The individuals concerned were consulted about the request, including their views on the public interest in disclosure of their names. Although there was a difference of opinion on the question of disclosure, the majority of those who responded had no objection to their names being disclosed. A number expressed varying concerns and said that disclosure of their names might inhibit them from expressing free and frank opinions to Government in future similar circumstances. In general, they were mainly concerned that disclosure of their names might result in pressure on them to disclose the free and frank advice they tendered in confidence to Government during preparation of the Bill. This was also a concern of most of the others who had no objection to disclosure of their names alone.
However, it was considered that disclosure of names alone would not inevitably lead to disclosure of individual advice. Should they be approached directly by inquirers about their involvement or personal views, they would be free to answer or decline to comment as they wished.
In the light of the foregoing considerations, it was concluded, in respect of those individuals who advised that disclosure of their names would inhibit them from giving free and frank advice to the Government in future, section 9(2)(g)(i) was relevant.

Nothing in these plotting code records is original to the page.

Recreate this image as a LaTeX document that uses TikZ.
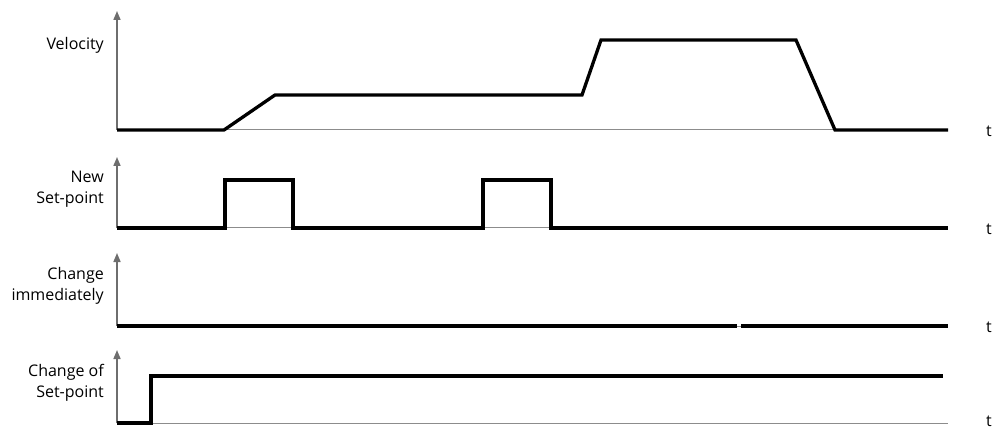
\documentclass[tikz,border=0pt]{standalone}
\usepackage{fontspec}
\setmainfont{Open Sans}
\usepackage{tikz}
\usetikzlibrary{arrows.meta, positioning}
\definecolor{axisgray}{HTML}{6E6E6E}
\definecolor{basegray}{HTML}{8C8C8C}

\begin{document}
\begin{tikzpicture}[x=1pt,y=-1pt,font=\fontsize{16}{21}\selectfont,
    axis/.style={-{Triangle[length=9pt,width=7pt]},axisgray,line width=1.6pt},
    base/.style={basegray,line width=1pt},
    signal/.style={line width=3.3pt,black,line join=miter},
    lbl/.style={anchor=east,align=right,inner sep=0pt},
    tlbl/.style={inner sep=0pt}]
      \useasboundingbox (0,0) rectangle (995,430);
      % axes and time labels
      \foreach \yb/\yt/\ty/\n in {130/11/131/1,228/157/229/2,326/253/327/3,423/350/421/4}{
        \draw[base] (117,\yb) -- (948,\yb);
        \draw[axis] (117,\yb) -- (117,\yt);
        \node[tlbl] (t\n) at (989,\ty) {t};
      }
      \node[lbl] (vel) at (104,45) {Velocity};
      \node[lbl] (newsp) at (104,189) {New\\Set-point};
      \node[lbl] (chimm) at (104,286) {Change\\immediately};
      \node[lbl] (chsp) at (104,383) {Change of\\Set-point};
      % velocity
      \draw[signal] (117,130) -- (224,130) -- (275,95) -- (582,95) -- (601,40)
        -- (796,40) -- (835,130) -- (948,130);
      % new set-point
      \draw[signal] (117,228) -- (225,228) -- (225,180) -- (293,180) -- (293,228)
        -- (483,228) -- (483,180) -- (551,180) -- (551,228) -- (948,228);
      % change immediately
      \draw[signal] (117,326) -- (737,326);
      \draw[signal] (741,326) -- (948,326);
      % change of set-point
      \draw[signal] (117,423) -- (151,423) -- (151,376) -- (943,376);
    \end{tikzpicture}
\end{document}
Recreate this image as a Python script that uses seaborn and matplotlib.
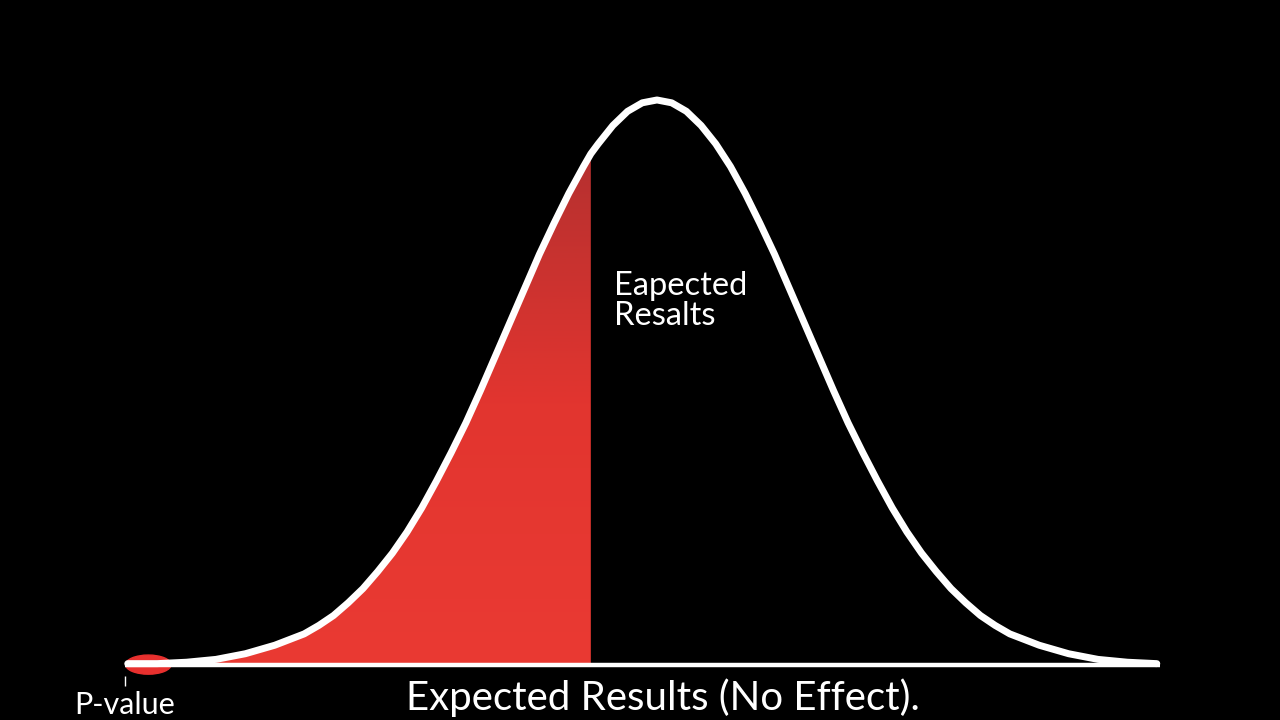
import numpy as np
import matplotlib
matplotlib.use("Agg")
import matplotlib.pyplot as plt
import seaborn as sns
import pandas as pd
from matplotlib.patches import Ellipse

##### Data (x in standard deviations, y as density)

z_values = [-3.6, -3.4, -3.2, -3.0, -2.8, -2.6, -2.5, -2.4, -2.3, -2.2, -2.1,
            -2.0, -1.9, -1.8, -1.7, -1.6, -1.5, -1.4, -1.3, -1.2, -1.1,
            -1.0, -0.9, -0.8, -0.7, -0.6, -0.5, -0.45, -0.4, -0.3, -0.2, -0.1,
            0.0, 0.1, 0.2, 0.3, 0.4, 0.5, 0.6, 0.7, 0.8, 0.9,
            1.0, 1.1, 1.2, 1.3, 1.4, 1.5, 1.6, 1.7, 1.8, 1.9,
            2.0, 2.1, 2.2, 2.3, 2.4, 2.5, 2.6, 2.8, 3.0, 3.2, 3.4]
density = [0.001, 0.001, 0.002, 0.004, 0.008, 0.014, 0.018, 0.022, 0.028, 0.035, 0.044,
           0.054, 0.066, 0.079, 0.094, 0.111, 0.130, 0.150, 0.171, 0.194, 0.218,
           0.242, 0.266, 0.290, 0.312, 0.333, 0.352, 0.361, 0.368, 0.381, 0.391, 0.397,
           0.399, 0.397, 0.391, 0.381, 0.368, 0.352, 0.333, 0.312, 0.290, 0.266,
           0.242, 0.218, 0.194, 0.171, 0.150, 0.130, 0.111, 0.094, 0.079, 0.066,
           0.054, 0.044, 0.035, 0.028, 0.022, 0.018, 0.014, 0.008, 0.004, 0.002, 0.001]

cutoff_z = -0.45
axis_start, axis_end = -3.62, 3.42
p_value_z = -3.46

curve_label = "Eapected\nResalts"
axis_label = "Expected Results (No Effect)."
p_label = "P-value"

df = pd.DataFrame({"z": z_values, "density": density})
tail = df[df["z"] <= cutoff_z]

##### Style

sns.set_theme(style="dark", rc={"axes.facecolor": "black", "figure.facecolor": "black"})
plt.rcParams["font.family"] = ["Lato", "DejaVu Sans"]

fig = plt.figure(figsize=(12.8, 7.2), dpi=100)
ax = fig.add_axes([0, 0, 1, 1])
ax.set_facecolor("black")

##### Shaded tail with a soft vertical gradient

poly = ax.fill_between(tail["z"], 0, tail["density"], color="none", lw=0)
grad = np.linspace(0, 1, 256).reshape(-1, 1)
cmap = matplotlib.colors.LinearSegmentedColormap.from_list(
    "redfade", ["#ea3a33", "#e2352f", "#b3302f"])
img = ax.imshow(grad, cmap=cmap, aspect="auto", origin="lower",
                extent=[axis_start, cutoff_z, 0, 0.37], zorder=1)
img.set_clip_path(poly.get_paths()[0], transform=ax.transData)

##### Curve and baseline

ax.add_patch(Ellipse((p_value_z, 0.0003), 0.31, 0.0135, color="#e8302e", zorder=2))

sns.lineplot(data=df, x="z", y="density", color="white", lw=5.0, ax=ax, zorder=3,
             solid_capstyle="round", solid_joinstyle="round")
ax.hlines(0, axis_start, axis_end, color="white", lw=3.2, zorder=3)
ax.vlines(axis_start, -0.0080, -0.0150, color="white", lw=1.0, zorder=3)

##### Text

ax.text(-0.29, 0.2780, curve_label, color="white", fontsize=23.5, va="top", ha="left",
        linespacing=0.98, zorder=4)
ax.text(0.04, -0.0095, axis_label, color="white", fontsize=29, va="top", ha="center", zorder=4)
ax.text(-3.62, -0.0182, p_label, color="white", fontsize=22, va="top", ha="center", zorder=4)

ax.set_xlim(-4.469, 4.238)
ax.set_ylim(-0.0388, 0.4696)
ax.set_xlabel("")
ax.set_ylabel("")
ax.set_xticks([])
ax.set_yticks([])
for s in ax.spines.values():
    s.set_visible(False)

fig.savefig("out.png", dpi=100, facecolor="black")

Nevertheless, in the circumstances of this case, the need to withhold was outweighed by the countervailing public interest in disclosure of the names of the group of persons consulted to obtain independent advice to test the policy developed by officials at that stage. The Prime Minister released the names of the individuals concerned.
The operations of Intelligence and Security agencies are extremely sensitive. Their very nature precludes the operation of normal transparency arrangements. In this context it was not inappropriate for the Government to seek independent advice to provide contestability of official views as a check on the policy development process. Similarly, it was not inappropriate for the Prime Minister to publicly announce, in introducing the Bill in Parliament, that there had been consultation with an independent group of ‘eminent New Zealanders’ and the general thrust of their overall advice.
Consequently, there was a strong interest in the New Zealand public knowing who was consulted. This is reflected in the purposes of the OIA set out in section 4, in particular in section 4(a) where the Act speaks of making available ‘official information to the people of New Zealand in order ... to enhance respect for the law and to promote the good government of New Zealand’. Given the degree of secrecy which necessarily attaches to matters of national security, public confidence in the process of preparing the Bill would be enhanced by releasing the names of those consulted for independent advice, especially where it was already publicly known that such consultation had taken place.
This case note is published under the authority of the Ombudsmen Rules 1989. It sets out an Ombudsman’s view on the facts of a particular case. It should not be taken as establishing any legal precedent that would bind an Ombudsman in future.